━━━━━ ENTRIES PROVIDED

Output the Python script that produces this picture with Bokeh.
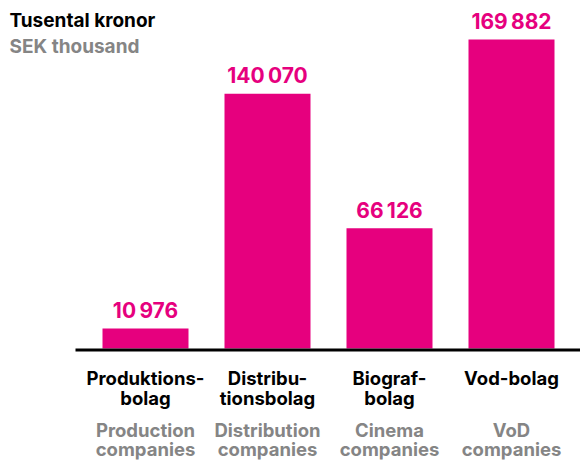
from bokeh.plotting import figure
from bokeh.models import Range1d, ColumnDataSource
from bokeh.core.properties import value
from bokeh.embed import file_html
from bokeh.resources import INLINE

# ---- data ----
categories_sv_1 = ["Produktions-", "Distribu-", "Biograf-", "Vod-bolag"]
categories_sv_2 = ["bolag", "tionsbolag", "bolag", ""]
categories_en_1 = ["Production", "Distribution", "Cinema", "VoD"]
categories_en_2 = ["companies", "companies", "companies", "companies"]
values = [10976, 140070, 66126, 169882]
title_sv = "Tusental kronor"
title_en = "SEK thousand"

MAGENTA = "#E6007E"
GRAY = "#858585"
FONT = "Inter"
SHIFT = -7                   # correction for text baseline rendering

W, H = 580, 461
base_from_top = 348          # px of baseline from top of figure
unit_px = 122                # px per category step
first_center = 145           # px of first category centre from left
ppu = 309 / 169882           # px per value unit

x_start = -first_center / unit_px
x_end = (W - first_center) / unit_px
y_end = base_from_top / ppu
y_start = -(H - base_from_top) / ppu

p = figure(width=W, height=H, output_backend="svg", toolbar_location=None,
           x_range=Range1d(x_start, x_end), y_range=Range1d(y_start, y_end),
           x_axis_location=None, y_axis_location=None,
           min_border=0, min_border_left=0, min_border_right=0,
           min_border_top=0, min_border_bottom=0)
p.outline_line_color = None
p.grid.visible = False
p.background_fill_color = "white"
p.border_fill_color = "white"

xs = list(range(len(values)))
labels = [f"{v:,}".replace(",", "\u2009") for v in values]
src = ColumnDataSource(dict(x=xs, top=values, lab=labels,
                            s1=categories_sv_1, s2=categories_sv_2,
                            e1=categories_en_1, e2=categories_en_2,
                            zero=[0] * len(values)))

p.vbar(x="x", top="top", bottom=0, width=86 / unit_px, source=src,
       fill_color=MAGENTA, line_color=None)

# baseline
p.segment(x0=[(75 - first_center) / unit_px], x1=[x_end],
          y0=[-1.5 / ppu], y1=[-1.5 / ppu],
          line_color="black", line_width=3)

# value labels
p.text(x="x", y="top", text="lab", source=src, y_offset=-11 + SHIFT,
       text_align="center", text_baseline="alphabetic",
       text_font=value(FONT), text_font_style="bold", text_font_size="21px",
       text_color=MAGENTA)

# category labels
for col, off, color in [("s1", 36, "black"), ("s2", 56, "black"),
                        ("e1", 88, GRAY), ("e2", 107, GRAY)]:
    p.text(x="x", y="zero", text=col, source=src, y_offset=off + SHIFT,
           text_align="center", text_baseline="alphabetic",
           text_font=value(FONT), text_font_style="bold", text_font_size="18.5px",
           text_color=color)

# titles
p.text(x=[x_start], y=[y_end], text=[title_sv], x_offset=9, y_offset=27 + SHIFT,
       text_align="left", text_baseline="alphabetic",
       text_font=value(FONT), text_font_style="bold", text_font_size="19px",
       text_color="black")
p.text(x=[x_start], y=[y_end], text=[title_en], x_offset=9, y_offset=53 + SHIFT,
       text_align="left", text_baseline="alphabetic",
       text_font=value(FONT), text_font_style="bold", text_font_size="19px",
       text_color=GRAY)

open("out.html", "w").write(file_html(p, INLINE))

━━━━━━━━━━
━━━━━ ENTRIES PROVIDED

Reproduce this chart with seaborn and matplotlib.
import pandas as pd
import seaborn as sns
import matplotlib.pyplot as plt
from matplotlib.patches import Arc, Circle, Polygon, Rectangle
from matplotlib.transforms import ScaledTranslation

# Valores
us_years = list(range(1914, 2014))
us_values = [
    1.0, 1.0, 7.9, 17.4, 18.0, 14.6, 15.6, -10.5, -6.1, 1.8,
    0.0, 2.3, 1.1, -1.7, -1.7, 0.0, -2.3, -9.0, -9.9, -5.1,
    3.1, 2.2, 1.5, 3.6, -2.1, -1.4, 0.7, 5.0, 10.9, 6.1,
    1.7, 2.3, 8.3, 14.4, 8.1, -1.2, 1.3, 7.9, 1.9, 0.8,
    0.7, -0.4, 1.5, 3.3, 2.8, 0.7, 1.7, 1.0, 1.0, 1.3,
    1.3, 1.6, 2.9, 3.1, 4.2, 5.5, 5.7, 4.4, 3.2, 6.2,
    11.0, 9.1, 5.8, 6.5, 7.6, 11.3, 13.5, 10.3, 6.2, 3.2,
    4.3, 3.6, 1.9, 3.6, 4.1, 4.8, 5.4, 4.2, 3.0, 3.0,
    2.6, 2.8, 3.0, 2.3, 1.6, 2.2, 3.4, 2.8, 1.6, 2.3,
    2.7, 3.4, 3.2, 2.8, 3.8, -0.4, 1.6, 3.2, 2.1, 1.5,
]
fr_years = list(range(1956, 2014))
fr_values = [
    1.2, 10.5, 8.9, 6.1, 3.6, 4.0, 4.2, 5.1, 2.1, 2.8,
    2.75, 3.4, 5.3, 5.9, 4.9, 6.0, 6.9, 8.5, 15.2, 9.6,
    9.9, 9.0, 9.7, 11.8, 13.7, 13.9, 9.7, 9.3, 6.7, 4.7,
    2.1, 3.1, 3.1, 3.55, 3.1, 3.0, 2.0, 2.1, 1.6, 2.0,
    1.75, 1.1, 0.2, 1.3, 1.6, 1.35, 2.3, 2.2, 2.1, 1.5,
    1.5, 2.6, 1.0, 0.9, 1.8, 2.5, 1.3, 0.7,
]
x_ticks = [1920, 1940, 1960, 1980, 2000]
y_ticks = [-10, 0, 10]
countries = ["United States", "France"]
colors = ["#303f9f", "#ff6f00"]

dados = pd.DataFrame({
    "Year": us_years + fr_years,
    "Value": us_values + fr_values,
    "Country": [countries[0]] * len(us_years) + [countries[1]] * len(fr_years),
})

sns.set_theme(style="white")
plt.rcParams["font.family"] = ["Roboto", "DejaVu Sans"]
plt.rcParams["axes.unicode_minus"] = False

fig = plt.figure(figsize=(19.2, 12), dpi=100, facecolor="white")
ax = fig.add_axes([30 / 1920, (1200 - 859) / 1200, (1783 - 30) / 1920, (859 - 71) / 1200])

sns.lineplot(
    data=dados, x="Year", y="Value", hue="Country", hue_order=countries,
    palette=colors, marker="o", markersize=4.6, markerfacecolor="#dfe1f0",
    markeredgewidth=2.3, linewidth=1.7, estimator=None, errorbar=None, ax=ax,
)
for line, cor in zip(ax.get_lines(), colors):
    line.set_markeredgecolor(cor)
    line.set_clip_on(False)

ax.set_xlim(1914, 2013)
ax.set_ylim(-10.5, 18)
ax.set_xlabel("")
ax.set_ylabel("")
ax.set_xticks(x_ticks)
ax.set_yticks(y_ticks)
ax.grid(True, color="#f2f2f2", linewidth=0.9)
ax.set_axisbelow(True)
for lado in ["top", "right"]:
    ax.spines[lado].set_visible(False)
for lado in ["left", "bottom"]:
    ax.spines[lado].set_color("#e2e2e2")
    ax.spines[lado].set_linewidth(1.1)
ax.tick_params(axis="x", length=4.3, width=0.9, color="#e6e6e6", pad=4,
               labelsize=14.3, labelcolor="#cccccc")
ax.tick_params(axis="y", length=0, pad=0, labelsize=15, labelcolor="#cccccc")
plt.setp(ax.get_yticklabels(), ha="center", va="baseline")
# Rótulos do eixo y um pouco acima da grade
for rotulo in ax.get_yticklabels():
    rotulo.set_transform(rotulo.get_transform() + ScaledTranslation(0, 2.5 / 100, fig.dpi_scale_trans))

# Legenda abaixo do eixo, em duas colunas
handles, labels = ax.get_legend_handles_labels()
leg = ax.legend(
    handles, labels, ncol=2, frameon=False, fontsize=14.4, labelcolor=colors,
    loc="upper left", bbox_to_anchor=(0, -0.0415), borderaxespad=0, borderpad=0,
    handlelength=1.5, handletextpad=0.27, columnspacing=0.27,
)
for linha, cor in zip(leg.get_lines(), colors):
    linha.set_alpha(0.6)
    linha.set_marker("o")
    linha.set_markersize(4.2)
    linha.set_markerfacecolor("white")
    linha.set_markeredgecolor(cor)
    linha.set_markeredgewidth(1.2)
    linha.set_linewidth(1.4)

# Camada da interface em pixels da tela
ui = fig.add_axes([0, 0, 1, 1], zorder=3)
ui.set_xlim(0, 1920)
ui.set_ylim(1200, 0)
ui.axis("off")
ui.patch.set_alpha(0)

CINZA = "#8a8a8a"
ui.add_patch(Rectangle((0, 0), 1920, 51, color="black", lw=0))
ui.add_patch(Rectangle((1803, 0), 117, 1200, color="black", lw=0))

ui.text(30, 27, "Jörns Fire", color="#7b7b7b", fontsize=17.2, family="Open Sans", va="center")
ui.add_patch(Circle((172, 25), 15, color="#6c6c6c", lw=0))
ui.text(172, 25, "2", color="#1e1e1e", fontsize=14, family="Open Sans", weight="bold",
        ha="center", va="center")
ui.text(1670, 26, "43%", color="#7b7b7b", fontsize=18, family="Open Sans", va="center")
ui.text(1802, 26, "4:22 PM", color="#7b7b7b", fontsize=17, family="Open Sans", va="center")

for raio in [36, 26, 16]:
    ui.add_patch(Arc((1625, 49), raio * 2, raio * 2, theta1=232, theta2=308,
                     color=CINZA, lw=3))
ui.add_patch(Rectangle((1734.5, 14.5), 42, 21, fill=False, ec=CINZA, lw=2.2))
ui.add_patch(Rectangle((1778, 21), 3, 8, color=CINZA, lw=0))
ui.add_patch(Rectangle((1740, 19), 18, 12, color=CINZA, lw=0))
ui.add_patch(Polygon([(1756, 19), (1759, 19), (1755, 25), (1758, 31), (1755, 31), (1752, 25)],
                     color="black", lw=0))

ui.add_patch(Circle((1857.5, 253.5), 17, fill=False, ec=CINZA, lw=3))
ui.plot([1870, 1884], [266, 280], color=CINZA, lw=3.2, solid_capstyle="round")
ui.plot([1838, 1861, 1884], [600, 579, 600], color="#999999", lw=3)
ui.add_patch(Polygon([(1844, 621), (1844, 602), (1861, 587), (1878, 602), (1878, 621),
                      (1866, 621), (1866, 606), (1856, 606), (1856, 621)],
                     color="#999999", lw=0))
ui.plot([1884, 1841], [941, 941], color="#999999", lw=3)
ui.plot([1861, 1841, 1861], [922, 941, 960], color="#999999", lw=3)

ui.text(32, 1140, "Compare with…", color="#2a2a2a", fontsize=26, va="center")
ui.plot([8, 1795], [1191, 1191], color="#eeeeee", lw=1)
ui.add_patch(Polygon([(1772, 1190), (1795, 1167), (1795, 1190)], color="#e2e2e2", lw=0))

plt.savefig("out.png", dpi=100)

━━━━━━━━━━

YOUR OBJECTIVE
Quote the lines above exactly, starting with the one that has "Output the Python" and ending with the one that has "text baseline rendering"; drop the pictures and include nothing else.

TASK ANSWER
Output the Python script that produces this picture with Bokeh.
from bokeh.plotting import figure
from bokeh.models import Range1d, ColumnDataSource
from bokeh.core.properties import value
from bokeh.embed import file_html
from bokeh.resources import INLINE

# ---- data ----
categories_sv_1 = ["Produktions-", "Distribu-", "Biograf-", "Vod-bolag"]
categories_sv_2 = ["bolag", "tionsbolag", "bolag", ""]
categories_en_1 = ["Production", "Distribution", "Cinema", "VoD"]
categories_en_2 = ["companies", "companies", "companies", "companies"]
values = [10976, 140070, 66126, 169882]
title_sv = "Tusental kronor"
title_en = "SEK thousand"

MAGENTA = "#E6007E"
GRAY = "#858585"
FONT = "Inter"
SHIFT = -7                   # correction for text baseline rendering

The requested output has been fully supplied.